ROMA – Dopo la notizia, confermata da fonti ufficiali del governo, che il Giappone si appresterebbe a smantellare tutte le centrali nucleari entro il 2030, Greenpeace si dice felice della decisione del Giappone, che dipendeva fino a prima del disastro di Fukushima per il 30% dall’energia nucleare. Ma abbandonare completamente questa fonte energetica entro il 2030 è ancora troppo – secondo Greenpeace – per il Giappone, già provato dal secondo incidente nucleare civile più grave della storia.
Greenpeace ritiene che esporre la popolazione al rischio atomico per altri 18 anni in un paese ad altissimo rischio sismico sia ancora troppo. “La strategia del governo prevede un’uscita dal nucleare troppo lenta.
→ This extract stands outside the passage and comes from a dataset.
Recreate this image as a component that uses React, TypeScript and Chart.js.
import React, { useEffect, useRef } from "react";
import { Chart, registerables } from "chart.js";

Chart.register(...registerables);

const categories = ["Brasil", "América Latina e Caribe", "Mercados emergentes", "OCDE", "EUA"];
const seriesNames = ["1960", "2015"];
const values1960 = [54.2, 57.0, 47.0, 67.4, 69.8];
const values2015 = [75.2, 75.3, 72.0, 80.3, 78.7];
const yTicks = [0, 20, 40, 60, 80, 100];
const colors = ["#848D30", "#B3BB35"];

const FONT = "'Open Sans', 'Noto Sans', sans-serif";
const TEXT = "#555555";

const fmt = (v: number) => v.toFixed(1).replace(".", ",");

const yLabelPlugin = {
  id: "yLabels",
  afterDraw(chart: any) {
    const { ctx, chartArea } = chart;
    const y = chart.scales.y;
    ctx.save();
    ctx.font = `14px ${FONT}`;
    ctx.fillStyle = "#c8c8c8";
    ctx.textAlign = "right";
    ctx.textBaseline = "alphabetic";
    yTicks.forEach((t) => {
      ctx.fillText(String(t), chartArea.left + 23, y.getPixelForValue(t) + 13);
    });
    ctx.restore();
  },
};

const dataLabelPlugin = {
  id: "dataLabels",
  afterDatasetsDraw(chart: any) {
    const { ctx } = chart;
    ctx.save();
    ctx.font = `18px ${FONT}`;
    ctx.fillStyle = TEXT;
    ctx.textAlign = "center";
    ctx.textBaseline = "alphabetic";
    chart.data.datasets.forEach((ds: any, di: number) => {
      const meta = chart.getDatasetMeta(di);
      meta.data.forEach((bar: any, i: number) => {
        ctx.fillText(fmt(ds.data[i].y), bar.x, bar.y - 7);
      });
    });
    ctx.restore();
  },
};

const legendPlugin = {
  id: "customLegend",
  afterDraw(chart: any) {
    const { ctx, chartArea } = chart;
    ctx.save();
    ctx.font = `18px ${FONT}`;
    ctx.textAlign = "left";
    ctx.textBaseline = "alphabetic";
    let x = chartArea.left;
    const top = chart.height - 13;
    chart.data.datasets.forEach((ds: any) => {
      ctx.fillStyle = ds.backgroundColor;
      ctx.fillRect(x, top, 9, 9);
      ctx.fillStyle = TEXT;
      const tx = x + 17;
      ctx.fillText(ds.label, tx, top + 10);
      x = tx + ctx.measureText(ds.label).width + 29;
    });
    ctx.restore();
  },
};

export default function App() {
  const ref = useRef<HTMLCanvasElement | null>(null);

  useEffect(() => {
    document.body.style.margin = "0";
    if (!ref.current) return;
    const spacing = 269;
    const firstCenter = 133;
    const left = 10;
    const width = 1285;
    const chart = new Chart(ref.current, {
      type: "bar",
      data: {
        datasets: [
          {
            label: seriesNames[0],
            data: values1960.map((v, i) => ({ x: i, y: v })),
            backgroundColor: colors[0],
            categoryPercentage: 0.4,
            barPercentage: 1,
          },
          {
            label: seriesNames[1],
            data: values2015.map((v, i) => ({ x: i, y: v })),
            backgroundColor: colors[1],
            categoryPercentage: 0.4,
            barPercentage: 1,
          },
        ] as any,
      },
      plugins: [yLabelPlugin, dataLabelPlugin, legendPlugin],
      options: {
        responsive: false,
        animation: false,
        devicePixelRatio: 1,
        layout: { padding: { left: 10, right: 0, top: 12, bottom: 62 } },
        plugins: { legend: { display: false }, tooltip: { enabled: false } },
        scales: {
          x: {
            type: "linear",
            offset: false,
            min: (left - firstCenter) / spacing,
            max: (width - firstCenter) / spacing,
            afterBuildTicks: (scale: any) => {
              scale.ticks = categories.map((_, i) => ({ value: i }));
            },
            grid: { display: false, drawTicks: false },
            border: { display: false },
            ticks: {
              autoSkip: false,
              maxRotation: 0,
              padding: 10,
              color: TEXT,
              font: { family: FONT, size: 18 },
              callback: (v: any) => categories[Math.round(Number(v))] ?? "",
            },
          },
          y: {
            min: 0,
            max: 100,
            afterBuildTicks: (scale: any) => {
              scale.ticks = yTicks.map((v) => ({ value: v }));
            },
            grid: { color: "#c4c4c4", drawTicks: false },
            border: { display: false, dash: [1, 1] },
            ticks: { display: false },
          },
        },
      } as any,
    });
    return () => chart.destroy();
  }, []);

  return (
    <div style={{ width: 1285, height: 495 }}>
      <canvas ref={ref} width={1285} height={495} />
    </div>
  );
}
Questo dev’essere il punto di partenza per una politica energetica orientata alle rinnovabili più ambiziosa, per una maggiore efficienza energetica e in generale per una sterzata più decisa verso la green economy che assicurerà il benessere del Giappone”, ha commentato Kazue Suzuki, di Greenpeace Giappone.
Secondo il rapporto di Greenpeace “Energy [R]evolution”, il Giappone può sostenere la propria ripresa economica e rispettare i suoi impegni di riduzione di gas serra entro il 2020 senza far ripartire nessuna delle centrali atomiche chiuse dopo il disastro di Fukushima.
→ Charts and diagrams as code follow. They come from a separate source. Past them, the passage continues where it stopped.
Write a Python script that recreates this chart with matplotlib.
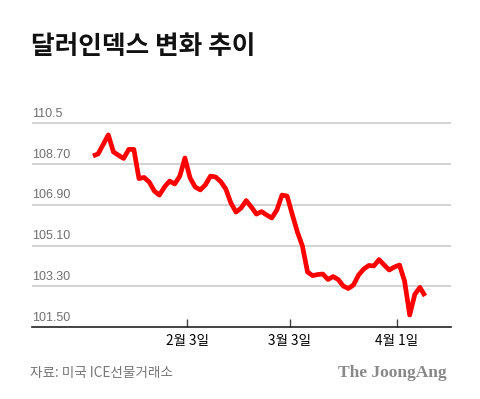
import numpy as np
import matplotlib
matplotlib.use('Agg')
import matplotlib.pyplot as plt

plt.rcParams['font.family'] = ['Noto Sans CJK KR', 'DejaVu Sans']

# 달러인덱스, 거래일별 (2025-01 ~ 2025-04)
dxy = [109.06, 109.15, 109.57, 109.99, 109.24, 109.09, 108.95, 109.35, 109.35, 108.06,
       108.11, 107.91, 107.51, 107.33, 107.69, 107.95, 107.82, 108.17, 108.97, 108.09,
       107.69, 107.56, 107.78, 108.17, 108.13, 107.93, 107.60, 106.98, 106.58, 106.76,
       107.09, 106.80, 106.49, 106.60, 106.45, 106.32, 106.67, 107.33, 107.29, 106.49,
       105.71, 105.08, 103.93, 103.77, 103.82, 103.84, 103.60, 103.73, 103.60, 103.31,
       103.20, 103.36, 103.80, 104.06, 104.22, 104.20, 104.48, 104.24, 104.02, 104.15,
       104.24, 103.53, 102.03, 102.94, 103.25, 102.87]

y_ticks = [101.5, 103.3, 105.1, 106.9, 108.7, 110.5]
y_labels = ['101.50', '103.30', '105.10', '106.90', '108.70', '110.5']
x_ticks = [18.5, 38.5, 59.5]
x_labels = ['2월 3일', '3월 3일', '4월 1일']


def main():
    fig = plt.figure(figsize=(4.8, 3.99), dpi=100)
    ax = fig.add_axes([32 / 480, 72 / 399, 418.7 / 480, 212 / 399])

    x = np.arange(len(dxy))
    ax.plot(x, dxy, color='#ff0000', lw=3.4, solid_joinstyle='round',
            solid_capstyle='butt', zorder=3)

    ax.set_xlim(-11.94, 70.03)
    ax.set_ylim(101.5, 110.87)

    for v in y_ticks[1:]:
        ax.axhline(v, color='#cccccc', lw=1.2, zorder=1)
    for v, lab in zip(y_ticks, y_labels):
        ax.text(0, v + 0.15, lab, transform=ax.get_yaxis_transform(),
                ha='left', va='bottom', fontsize=9, color='#707070',
                family='Liberation Sans')

    ax.set_yticks([])
    ax.set_xticks(x_ticks)
    ax.set_xticklabels(x_labels, fontsize=9.8, color='#000000')
    ax.tick_params(axis='x', direction='in', length=6, width=1,
                   color='#444444', pad=5)

    for s in ['top', 'left', 'right']:
        ax.spines[s].set_visible(False)
    ax.spines['bottom'].set_color('#222222')
    ax.spines['bottom'].set_linewidth(1.2)

    fig.text(31 / 480, 1 - 46 / 399, '달러인덱스 변화 추이', fontsize=18.5,
             fontweight='black', ha='left', va='center', color='#111111')
    fig.text(30 / 480, 1 - 373 / 399, '자료: 미국 ICE선물거래소', fontsize=9.8,
             ha='left', va='center', color='#777777')
    fig.text(447 / 480, 1 - 373 / 399, 'The JoongAng', fontsize=12.5,
             fontweight='bold', ha='right', va='center', color='#888888',
             family='Liberation Serif')

    fig.savefig('out.png', dpi=100)


if __name__ == '__main__':
    main()
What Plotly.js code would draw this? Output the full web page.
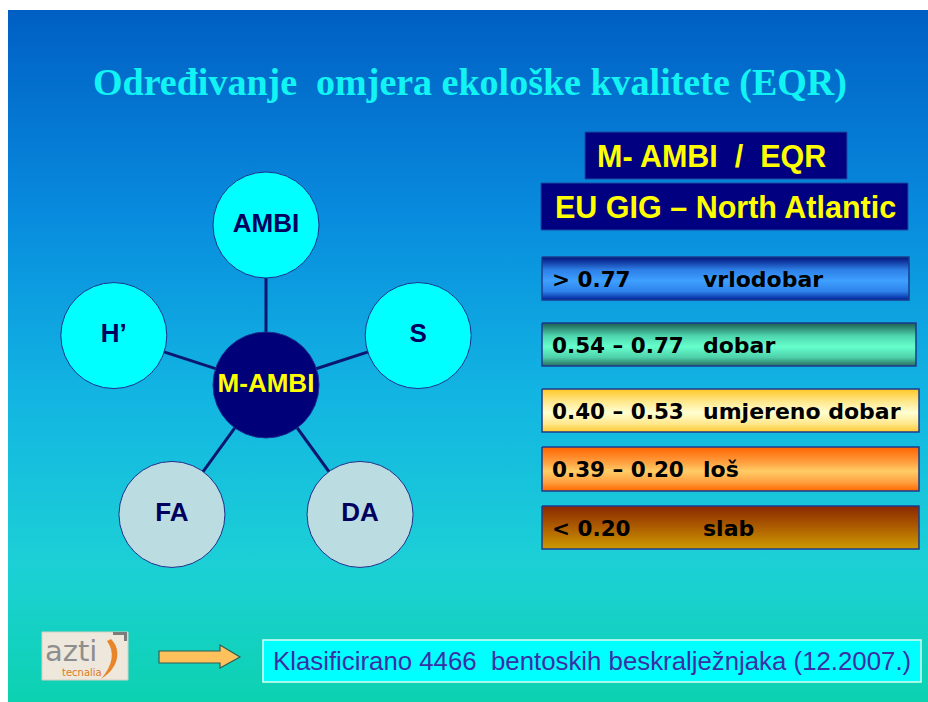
<!DOCTYPE html>
<html>
<head>
<meta charset="utf-8">
<script src="https://cdn.plot.ly/plotly-3.0.1.min.js"></script>
<style>html,body{margin:0;padding:0;background:#ffffff;}#chart{width:928px;height:702px;}</style>
</head>
<body>
<div id="chart"></div>
<script>
// ---- content ----
const titleText = "Određivanje\u00a0 omjera ekološke kvalitete (EQR)";
const headerLines = ["M- AMBI\u00a0 /\u00a0 EQR", "EU GIG – North Atlantic"];
const centerLabel = "M-AMBI";
const nodeLabels = ["AMBI", "S", "DA", "FA", "H’"];
const nodeKinds = ["main", "main", "extra", "extra", "main"];
const eqrRanges = ["> 0.77", "0.54 – 0.77", "0.40 – 0.53", "0.39 – 0.20", "< 0.20"];
const eqrClasses = ["vrlodobar", "dobar", "umjereno dobar", "loš", "slab"];
const footnoteText = "Klasificirano 4466\u00a0 bentoskih beskralježnjaka (12.2007.)";
const logoWord = "azti";
const logoSub = "tecnalia";

// ---- styles / layout geometry ----
const bandColors = [
  [[0,'#00127a'],[0.3,'#2d7fe6'],[0.55,'#3ea0ff'],[0.8,'#2e82ea'],[1,'#00229a']],
  [[0,'#1a5c52'],[0.3,'#4ed6ae'],[0.55,'#66ffcc'],[0.8,'#4ed0aa'],[1,'#256c5e']],
  [[0,'#ffc626'],[0.3,'#ffe88e'],[0.55,'#ffffd2'],[0.8,'#ffe88e'],[1,'#ffca30']],
  [[0,'#ff6200'],[0.35,'#ffa040'],[0.55,'#ffcc66'],[0.8,'#ffa040'],[1,'#ff6800']],
  [[0,'#8a2800'],[0.5,'#ae5e00'],[1,'#cc9a00']]
];
const bandBoxes = [[542,909,257,300],[542,916,323,366],[542,919,389,432],[542,919,447,491],[542,919,506,549]];
const kindFill = {main:'#00ffff', extra:'#bbdde1'};

const traces = [];
// slide background
traces.push({
  type:'scatter', mode:'lines', x:[8,928,928,8,8], y:[10,10,702,702,10],
  fill:'toself', fillcolor:'#10a8e0', line:{width:0}, hoverinfo:'skip', showlegend:false,
  fillgradient:{type:'vertical', start:10, stop:702,
    colorscale:[[0,'rgb(0,95,196)'],[0.3,'rgb(8,140,222)'],[0.55,'rgb(18,180,226)'],[0.8,'rgb(28,208,214)'],[1,'rgb(12,210,176)']]}
});

// diagram geometry
const cx = 266, cy = 385, R = 160, nodeSize = 106;
const angles = [90, 18, 306, 234, 162];
const nx = angles.map(a => cx + R*Math.cos(a*Math.PI/180));
const ny = angles.map(a => cy - R*Math.sin(a*Math.PI/180));

// spokes
const sx = [], sy = [];
nx.forEach((x,i) => { sx.push(cx, x, null); sy.push(cy, ny[i], null); });
traces.push({type:'scatter', mode:'lines', x:sx, y:sy, line:{color:'#0b1670', width:3}, hoverinfo:'skip', showlegend:false});

// nodes
traces.push({
  type:'scatter', mode:'markers+text', x:nx, y:ny, text:nodeLabels, textposition:'middle center',
  textfont:{family:'Liberation Sans, Arial, sans-serif', size:26, color:'#00005e', weight:'bold'},
  marker:{size:nodeSize, color:nodeKinds.map(k=>kindFill[k]), line:{color:'#1d2f8c', width:1}},
  hoverinfo:'skip', showlegend:false
});
traces.push({
  type:'scatter', mode:'markers+text', x:[cx], y:[cy], text:[centerLabel], textposition:'middle center',
  textfont:{family:'Liberation Sans, Arial, sans-serif', size:26, color:'#ffff00', weight:'bold'},
  marker:{size:nodeSize, color:'#000078', line:{color:'#1d2f8c', width:1}},
  hoverinfo:'skip', showlegend:false
});

// EQR bands
eqrClasses.forEach((c,i) => {
  const [x0,x1,y0,y1] = bandBoxes[i];
  traces.push({
    type:'scatter', mode:'lines', x:[x0,x1,x1,x0,x0], y:[y0,y0,y1,y1,y0],
    fill:'toself', fillcolor:bandColors[i][Math.floor(bandColors[i].length/2)][1],
    fillgradient:{type:'vertical', start:y0, stop:y1, colorscale:bandColors[i]},
    line:{color:'#1b3b8e', width:1.5}, hoverinfo:'skip', showlegend:false
  });
});

const annotations = [];
const sansBold = {family:'Liberation Sans, Arial, sans-serif', weight:'bold'};
annotations.push({x:470, y:82, xref:'x', yref:'y', text:titleText, showarrow:false, xanchor:'center', yanchor:'middle',
  font:{family:'Liberation Serif, Times New Roman, serif', size:38, color:'#12f4f4', weight:'bold'}});
annotations.push({x:711, y:156, xref:'x', yref:'y', text:headerLines[0], showarrow:false, xanchor:'center', yanchor:'middle',
  font:Object.assign({size:30.5, color:'#ffff00'}, sansBold)});
annotations.push({x:725, y:207, xref:'x', yref:'y', text:headerLines[1], showarrow:false, xanchor:'center', yanchor:'middle',
  font:Object.assign({size:30.5, color:'#ffff00'}, sansBold)});
eqrRanges.forEach((r,i) => {
  const [x0,x1,y0,y1] = bandBoxes[i];
  const ym = (y0+y1)/2 + 0.5;
  annotations.push({x:550, y:ym, xref:'x', yref:'y', text:r, showarrow:false, xanchor:'left', yanchor:'middle',
    font:{family:'DejaVu Sans, sans-serif', size:21.5, color:'#000000', weight:'bold'}});
  annotations.push({x:701, y:ym, xref:'x', yref:'y', text:eqrClasses[i], showarrow:false, xanchor:'left', yanchor:'middle',
    font:{family:'DejaVu Sans, sans-serif', size:22, color:'#000000', weight:'bold'}});
});
annotations.push({x:271, y:661, xref:'x', yref:'y', text:footnoteText, showarrow:false, xanchor:'left', yanchor:'middle',
  font:{family:'Liberation Sans, Arial, sans-serif', size:25.8, color:'#3a30a6'}});
annotations.push({x:71, y:651, xref:'x', yref:'y', text:logoWord, showarrow:false, xanchor:'center', yanchor:'middle',
  font:{family:'DejaVu Sans, sans-serif', size:29, color:'#8e8e8e'}});
annotations.push({x:82, y:672, xref:'x', yref:'y', text:logoSub, showarrow:false, xanchor:'center', yanchor:'middle',
  font:{family:'DejaVu Sans, sans-serif', size:10, color:'#e07a22'}});

const shapes = [
  // header boxes
  {type:'rect', xref:'x', yref:'y', x0:585, x1:847, y0:132, y1:179, fillcolor:'#000080', line:{color:'#1a4aa0', width:1}, layer:'above'},
  {type:'rect', xref:'x', yref:'y', x0:541, x1:908, y0:183, y1:230, fillcolor:'#000080', line:{color:'#1a4aa0', width:1}, layer:'above'},
  // footnote box
  {type:'rect', xref:'x', yref:'y', x0:263, x1:921, y0:640, y1:682, fillcolor:'#00ffff', line:{color:'#d8fff4', width:1.5}, layer:'above'},
  // arrow
  {type:'path', xref:'x', yref:'y', path:'M159,651 L220,651 L220,645 L240,657 L220,668 L220,663 L159,663 Z',
   fillcolor:'#ffc15c', line:{color:'#2f5f55', width:1.2}, layer:'above'},
  // logo
  {type:'rect', xref:'x', yref:'y', x0:42, x1:128, y0:632, y1:680, fillcolor:'#eee8dc', line:{color:'#d6cfbf', width:1}, layer:'above'},
  {type:'path', xref:'x', yref:'y', path:'M111,639 C122,650 119,668 101,679 C113,665 115,652 107,641 Z',
   fillcolor:'#e8842a', line:{width:0}, layer:'above'},
  {type:'path', xref:'x', yref:'y', path:'M113,632 L127,632 L127,641 L124,641 L124,635 L113,635 Z',
   fillcolor:'#7c7c7c', line:{width:0}, layer:'above'}
];

const layout = {
  width:928, height:702, margin:{l:0,r:0,t:0,b:0,pad:0},
  paper_bgcolor:'#ffffff', plot_bgcolor:'#ffffff',
  xaxis:{range:[0,928], visible:false, fixedrange:true},
  yaxis:{range:[702,0], visible:false, fixedrange:true},
  showlegend:false, annotations:annotations, shapes:shapes, hovermode:false
};
Plotly.newPlot('chart', traces, layout, {staticPlot:true, displayModeBar:false});
</script>
</body>
</html>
Gli incentivi alle rinnovabili ( tariffa Feed in) adottati dal governo stanno infatti dando ottimi risultati. Il 1° luglio, dopo solo un mese dalla loro adozione, sono stati raggiunti 560 MW di rinnovabili, ovvero il 20% dell’obiettivo del governo previsto in 9 mesi.
In ogni caso, la svolta giapponese è un cambiamento è enorme, se si pensa che prima dell’incidente di Fukushima il programma energetico prevedeva di ampliare la potenza nucleare del 50%.
Nel marzo 2011 160mila persone furono costrette ad evacuare la zona intorno alla centrale di Fukushima a causa delle radiazioni emesse dopo l’esplosione e la fuga radioattiva in tre dei quattro reattori nucleari.
La posizione del primo ministro Noda non è affatto semplice. Infatti, non sarà facile accontentare l’acceso movimento anti-nucleare giaponese e dall’altra le potenti lobbies imprenditoriali del nucleare sostengono che il passaggio alle altre fonti di energia farà aumentare il prezzo dell’energia elettrica rendendo tuta l’industria meno competitiva all’estero. D’altra parte gli antinuclearisti sostengono che le nuove forme di energia creeranno posti di lavoro. Il tutto a pochi mesi dalle elezioni.
Secondo i sondaggi la maggioranza degli elettori vuole che il paese esca dal nucleare, che sia prima o dopo il 2030.
Quest’estate il primo ministro Noda ha deciso di riavviare 2 centrali nucleari per evitare potenziali black-out, scatenando le proteste dei anti-nuclearisti. Gli altri 48 reattori nel paese rimangono tuttora inattivi per controlli di sicurezza.